Impact of Lease Termination
The court further reasoned that Land O'Lakes’ interest in the properties ceased upon the termination of its leases, which occurred prior to the tax assessments at issue. Since the government acquired its interest in the properties before the tax assessments were levied, the assessments could not attach to the government’s title. The court explained that the termination of the lease effectively meant that any conditions related to Land O'Lakes’ interest had lapsed, and thus, the tax assessments were rendered void from their inception. This conclusion was bolstered by the precedent that tax assessments cannot create liens on property owned by the federal government when those interests are protected by federal immunity. The court’s analysis confirmed that the government's title remained unclouded by any tax liability after the lease termination, allowing for a clear assertion of ownership.
Assessment of Tax Liens
In addressing the issue of tax liens, the court clarified that any purported liens or charges arising from the tax assessments against Land O'Lakes did not survive the termination of its interest in the properties. The court emphasized that while the state asserted its right to enforce tax claims based on the belief that the assessments were valid, the reality was that those assessments had no bearing on the government's property interests. Since the government's interest was immune from state taxation, the court ruled that the tax assessments were merely clouds on the title rather than enforceable liens. Additionally, the court found that the state's arguments regarding the existence of tax liens lacked grounding, as the assessments had not attached to the federal interest in the properties. Therefore, the assessments for the years in question were ultimately deemed void, reinforcing the government's claim to clear title.

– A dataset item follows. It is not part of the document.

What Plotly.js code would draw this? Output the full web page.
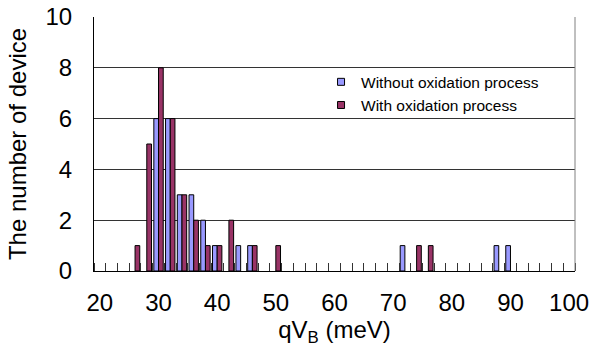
<!DOCTYPE html>
<html>
<head>
<meta charset="utf-8">
<script src="https://cdn.plot.ly/plotly-3.0.1.min.js"></script>
<style>html,body{margin:0;padding:0;background:#fff;}#chart{width:602px;height:352px;}</style>
</head>
<body>
<div id="chart"></div>
<script>
// qV_B bins (meV) and device counts
const binsWithout = [30, 32, 34, 36, 38, 40, 44, 46, 72, 88, 90];
const countsWithout = [6, 6, 3, 3, 2, 1, 1, 1, 1, 1, 1];
const binsWith = [26, 28, 30, 32, 34, 36, 38, 40, 42, 46, 50, 74, 76];
const countsWith = [1, 5, 8, 6, 3, 2, 1, 1, 2, 1, 1, 1, 1];
const xTickLabels = [20, 30, 40, 50, 60, 70, 80, 90, 100];
const yTickLabels = [0, 2, 4, 6, 8, 10];
const seriesNames = ["Without oxidation process", "With oxidation process"];

const FONT = "Arial, 'Liberation Sans', sans-serif";
const blue = "#9999FF", purple = "#993366";

const traces = [
  {type: "bar", x: binsWithout, y: countsWithout, name: seriesNames[0], showlegend: false,
   marker: {color: blue, line: {color: "#000", width: 1}}},
  {type: "bar", x: binsWith, y: countsWith, name: seriesNames[1], showlegend: false,
   marker: {color: purple, line: {color: "#000", width: 1}}},
  {type: "scatter", mode: "markers", x: [null], y: [null], name: seriesNames[0],
   marker: {symbol: "square", size: 7, color: blue, line: {color: "#000", width: 1}}},
  {type: "scatter", mode: "markers", x: [null], y: [null], name: seriesNames[1],
   marker: {symbol: "square", size: 7, color: purple, line: {color: "#000", width: 1}}}
];

const layout = {
  width: 602, height: 352,
  margin: {l: 94, r: 27, t: 17, b: 81},
  paper_bgcolor: "#fff", plot_bgcolor: "#fff",
  font: {family: FONT, color: "#000", size: 24},
  barmode: "group", bargap: 0.2, bargroupgap: 0,
  showlegend: true,
  legend: {x: 0.472, y: 0.81, xanchor: "left", yanchor: "top", font: {size: 15.5, family: FONT},
           bgcolor: "rgba(0,0,0,0)", borderwidth: 0, tracegroupgap: 0},
  xaxis: {
    range: [19, 101], tickmode: "array", tickvals: xTickLabels, ticktext: xTickLabels.map(String),
    ticks: "", showgrid: false, zeroline: false, showline: true, linecolor: "#000", linewidth: 1,
    ticklabelstandoff: 10, tickfont: {size: 24},
    minor: {ticks: "inside", tick0: 19, dtick: 2, ticklen: 8, tickcolor: "#333", tickwidth: 1, showgrid: false},
    title: {text: "qV<sub>B</sub> (meV)", font: {size: 24}, standoff: 6}
  },
  yaxis: {
    range: [0, 10], tickmode: "array", tickvals: yTickLabels, ticks: "",
    showgrid: true, gridcolor: "#333", gridwidth: 1, zeroline: false,
    showline: true, linecolor: "#000", linewidth: 1, ticklabelstandoff: 16, tickfont: {size: 24},
    title: {text: "The number of device", font: {size: 24}, standoff: 12}
  },
  shapes: [{type: "line", xref: "paper", yref: "paper", x0: 1, x1: 1, y0: 0, y1: 1,
            line: {color: "#808080", width: 1}}]
};

Plotly.newPlot("chart", traces, layout, {staticPlot: true, displayModeBar: false});
</script>
</body>
</html>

State's Standing and Beneficiary Claims
The court also analyzed the standing of the State of Minnesota to assert claims based on the tax agreements contained in the leases with Land O'Lakes. It concluded that the state was a mere incidental beneficiary of those agreements and lacked the standing to enforce any claims thereunder. The court explained that while a contract may be enforced by a donee or creditor beneficiary, the state had not demonstrated any express intention from the parties to benefit it directly through the lease agreements. Consequently, the court determined that the state could not assert rights against the government based on the tax agreements, as it was not a party to the contracts. The state’s general claims of equity and fairness did not provide a sufficient basis for relief, as the court found no compelling reason to deviate from the explicit terms of the agreements between the parties. Ultimately, the government was entitled to the primary relief it sought, as the tax assessments were invalid and unenforceable against its interests.